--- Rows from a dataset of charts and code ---
>>>>
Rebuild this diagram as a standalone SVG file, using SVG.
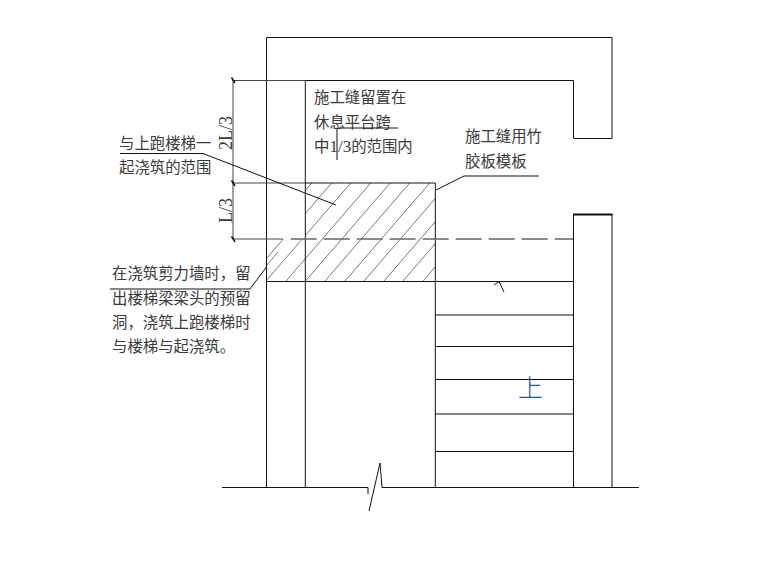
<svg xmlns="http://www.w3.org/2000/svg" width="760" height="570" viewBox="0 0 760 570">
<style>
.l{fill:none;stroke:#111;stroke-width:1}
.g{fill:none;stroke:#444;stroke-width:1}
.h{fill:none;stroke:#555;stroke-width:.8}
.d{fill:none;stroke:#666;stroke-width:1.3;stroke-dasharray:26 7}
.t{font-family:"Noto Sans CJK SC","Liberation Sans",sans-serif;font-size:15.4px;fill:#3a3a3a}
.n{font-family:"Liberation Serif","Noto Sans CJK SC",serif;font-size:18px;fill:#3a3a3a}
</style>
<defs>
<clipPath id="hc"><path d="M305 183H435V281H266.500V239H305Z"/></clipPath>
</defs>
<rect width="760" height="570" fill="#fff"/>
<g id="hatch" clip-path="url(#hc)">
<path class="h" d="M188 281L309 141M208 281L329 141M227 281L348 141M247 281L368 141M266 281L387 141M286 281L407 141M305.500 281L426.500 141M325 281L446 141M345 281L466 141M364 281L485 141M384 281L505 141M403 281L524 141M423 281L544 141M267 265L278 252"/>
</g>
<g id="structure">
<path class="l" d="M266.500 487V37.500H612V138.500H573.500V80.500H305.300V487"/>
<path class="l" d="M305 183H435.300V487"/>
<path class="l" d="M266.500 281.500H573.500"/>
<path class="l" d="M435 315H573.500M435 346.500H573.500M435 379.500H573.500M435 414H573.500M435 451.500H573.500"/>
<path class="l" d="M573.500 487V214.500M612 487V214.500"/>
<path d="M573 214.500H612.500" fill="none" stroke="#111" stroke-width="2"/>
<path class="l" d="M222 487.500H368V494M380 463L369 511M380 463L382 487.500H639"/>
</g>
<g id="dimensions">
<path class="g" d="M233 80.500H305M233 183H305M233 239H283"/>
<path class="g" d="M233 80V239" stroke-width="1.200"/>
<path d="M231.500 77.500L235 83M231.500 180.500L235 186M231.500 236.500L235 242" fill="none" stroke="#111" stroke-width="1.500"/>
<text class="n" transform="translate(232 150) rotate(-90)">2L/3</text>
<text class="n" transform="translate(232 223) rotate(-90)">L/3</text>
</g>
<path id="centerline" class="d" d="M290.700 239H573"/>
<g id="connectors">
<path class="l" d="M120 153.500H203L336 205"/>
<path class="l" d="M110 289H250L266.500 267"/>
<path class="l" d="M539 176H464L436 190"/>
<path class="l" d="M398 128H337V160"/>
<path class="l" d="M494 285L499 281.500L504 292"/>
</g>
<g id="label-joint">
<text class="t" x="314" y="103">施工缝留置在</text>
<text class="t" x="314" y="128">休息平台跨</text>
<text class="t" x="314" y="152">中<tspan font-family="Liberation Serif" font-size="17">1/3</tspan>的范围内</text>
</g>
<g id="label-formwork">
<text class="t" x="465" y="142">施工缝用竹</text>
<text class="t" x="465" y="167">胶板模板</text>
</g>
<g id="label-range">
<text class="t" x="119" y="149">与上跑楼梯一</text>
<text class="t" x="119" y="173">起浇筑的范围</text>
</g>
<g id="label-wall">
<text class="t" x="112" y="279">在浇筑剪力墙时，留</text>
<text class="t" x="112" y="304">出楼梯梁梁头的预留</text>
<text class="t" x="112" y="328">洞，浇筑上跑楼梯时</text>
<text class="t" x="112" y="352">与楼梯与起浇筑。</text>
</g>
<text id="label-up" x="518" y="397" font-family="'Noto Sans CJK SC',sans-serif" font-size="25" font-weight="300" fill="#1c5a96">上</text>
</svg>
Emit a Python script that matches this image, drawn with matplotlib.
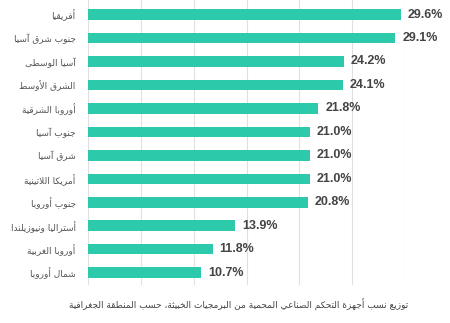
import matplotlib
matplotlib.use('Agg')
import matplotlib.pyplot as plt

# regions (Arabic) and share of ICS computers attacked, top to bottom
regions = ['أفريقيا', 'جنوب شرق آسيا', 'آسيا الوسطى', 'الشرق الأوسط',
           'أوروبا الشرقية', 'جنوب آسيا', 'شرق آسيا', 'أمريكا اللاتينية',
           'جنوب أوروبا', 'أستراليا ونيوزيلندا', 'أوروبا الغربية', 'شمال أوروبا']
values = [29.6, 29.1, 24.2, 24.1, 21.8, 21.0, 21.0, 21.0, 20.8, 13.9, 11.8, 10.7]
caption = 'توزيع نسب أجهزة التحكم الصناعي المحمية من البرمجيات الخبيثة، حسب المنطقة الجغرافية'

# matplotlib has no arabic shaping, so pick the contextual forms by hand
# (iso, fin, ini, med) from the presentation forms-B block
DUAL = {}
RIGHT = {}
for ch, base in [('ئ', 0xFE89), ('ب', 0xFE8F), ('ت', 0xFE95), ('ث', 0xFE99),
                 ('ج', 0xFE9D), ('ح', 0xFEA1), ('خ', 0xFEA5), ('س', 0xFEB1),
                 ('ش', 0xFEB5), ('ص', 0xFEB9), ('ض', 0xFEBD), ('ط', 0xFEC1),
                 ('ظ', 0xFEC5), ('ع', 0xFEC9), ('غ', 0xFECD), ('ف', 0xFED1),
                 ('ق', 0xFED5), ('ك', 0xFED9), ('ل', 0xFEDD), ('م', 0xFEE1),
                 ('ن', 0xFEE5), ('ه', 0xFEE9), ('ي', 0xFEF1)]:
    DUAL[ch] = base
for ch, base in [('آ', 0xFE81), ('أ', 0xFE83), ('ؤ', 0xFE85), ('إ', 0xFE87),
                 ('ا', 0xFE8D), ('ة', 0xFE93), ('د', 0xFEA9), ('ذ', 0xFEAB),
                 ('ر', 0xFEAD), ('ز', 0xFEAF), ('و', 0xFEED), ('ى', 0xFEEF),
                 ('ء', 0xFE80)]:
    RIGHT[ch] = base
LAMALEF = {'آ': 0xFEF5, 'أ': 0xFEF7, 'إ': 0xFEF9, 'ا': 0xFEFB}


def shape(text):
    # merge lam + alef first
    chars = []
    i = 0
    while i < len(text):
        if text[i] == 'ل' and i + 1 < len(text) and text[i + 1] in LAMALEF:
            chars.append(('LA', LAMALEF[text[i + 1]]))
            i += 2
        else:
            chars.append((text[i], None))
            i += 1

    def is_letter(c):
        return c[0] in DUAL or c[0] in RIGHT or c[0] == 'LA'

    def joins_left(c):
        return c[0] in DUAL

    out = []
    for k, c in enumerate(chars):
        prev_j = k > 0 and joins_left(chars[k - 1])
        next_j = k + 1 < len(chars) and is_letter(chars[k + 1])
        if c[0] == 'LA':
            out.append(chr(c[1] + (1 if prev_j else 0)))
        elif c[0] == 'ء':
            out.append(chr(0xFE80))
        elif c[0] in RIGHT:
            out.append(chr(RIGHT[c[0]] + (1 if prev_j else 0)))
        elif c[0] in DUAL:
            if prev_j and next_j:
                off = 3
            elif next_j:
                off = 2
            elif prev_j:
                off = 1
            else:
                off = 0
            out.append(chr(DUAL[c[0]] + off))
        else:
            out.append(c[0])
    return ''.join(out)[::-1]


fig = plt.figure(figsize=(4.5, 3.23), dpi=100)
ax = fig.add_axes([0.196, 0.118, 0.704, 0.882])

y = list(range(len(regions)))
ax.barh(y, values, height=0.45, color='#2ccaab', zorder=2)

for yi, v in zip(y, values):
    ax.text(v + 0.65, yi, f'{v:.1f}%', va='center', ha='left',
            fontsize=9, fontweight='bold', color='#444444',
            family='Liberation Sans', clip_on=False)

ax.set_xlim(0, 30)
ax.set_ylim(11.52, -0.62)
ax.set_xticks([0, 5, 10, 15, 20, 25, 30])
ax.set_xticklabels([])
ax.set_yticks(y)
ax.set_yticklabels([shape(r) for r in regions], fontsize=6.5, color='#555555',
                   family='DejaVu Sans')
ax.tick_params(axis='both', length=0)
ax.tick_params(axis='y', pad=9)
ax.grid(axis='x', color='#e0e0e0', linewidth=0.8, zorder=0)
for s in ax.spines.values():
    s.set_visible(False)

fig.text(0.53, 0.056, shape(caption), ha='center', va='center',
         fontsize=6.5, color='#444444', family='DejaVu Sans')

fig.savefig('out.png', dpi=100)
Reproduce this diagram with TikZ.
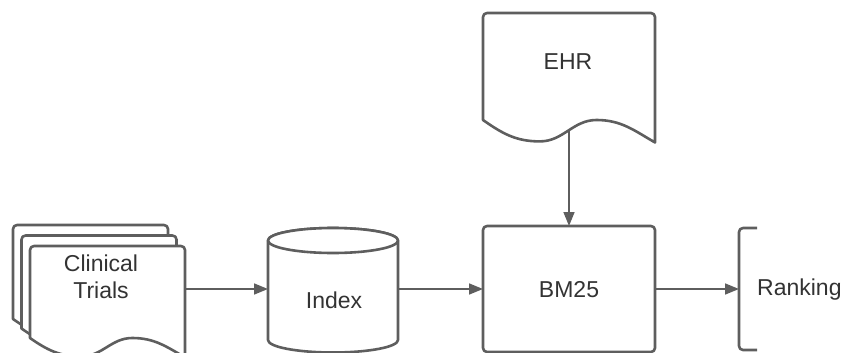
<<<<
Using the listing above, locate the lines that hold "matplotlib" and copy each one.

Emit a Python script that matches this image, drawn with matplotlib.
import matplotlib
matplotlib.use('Agg')
import matplotlib.pyplot as plt
# matplotlib has no arabic shaping, so pick the contextual forms by hand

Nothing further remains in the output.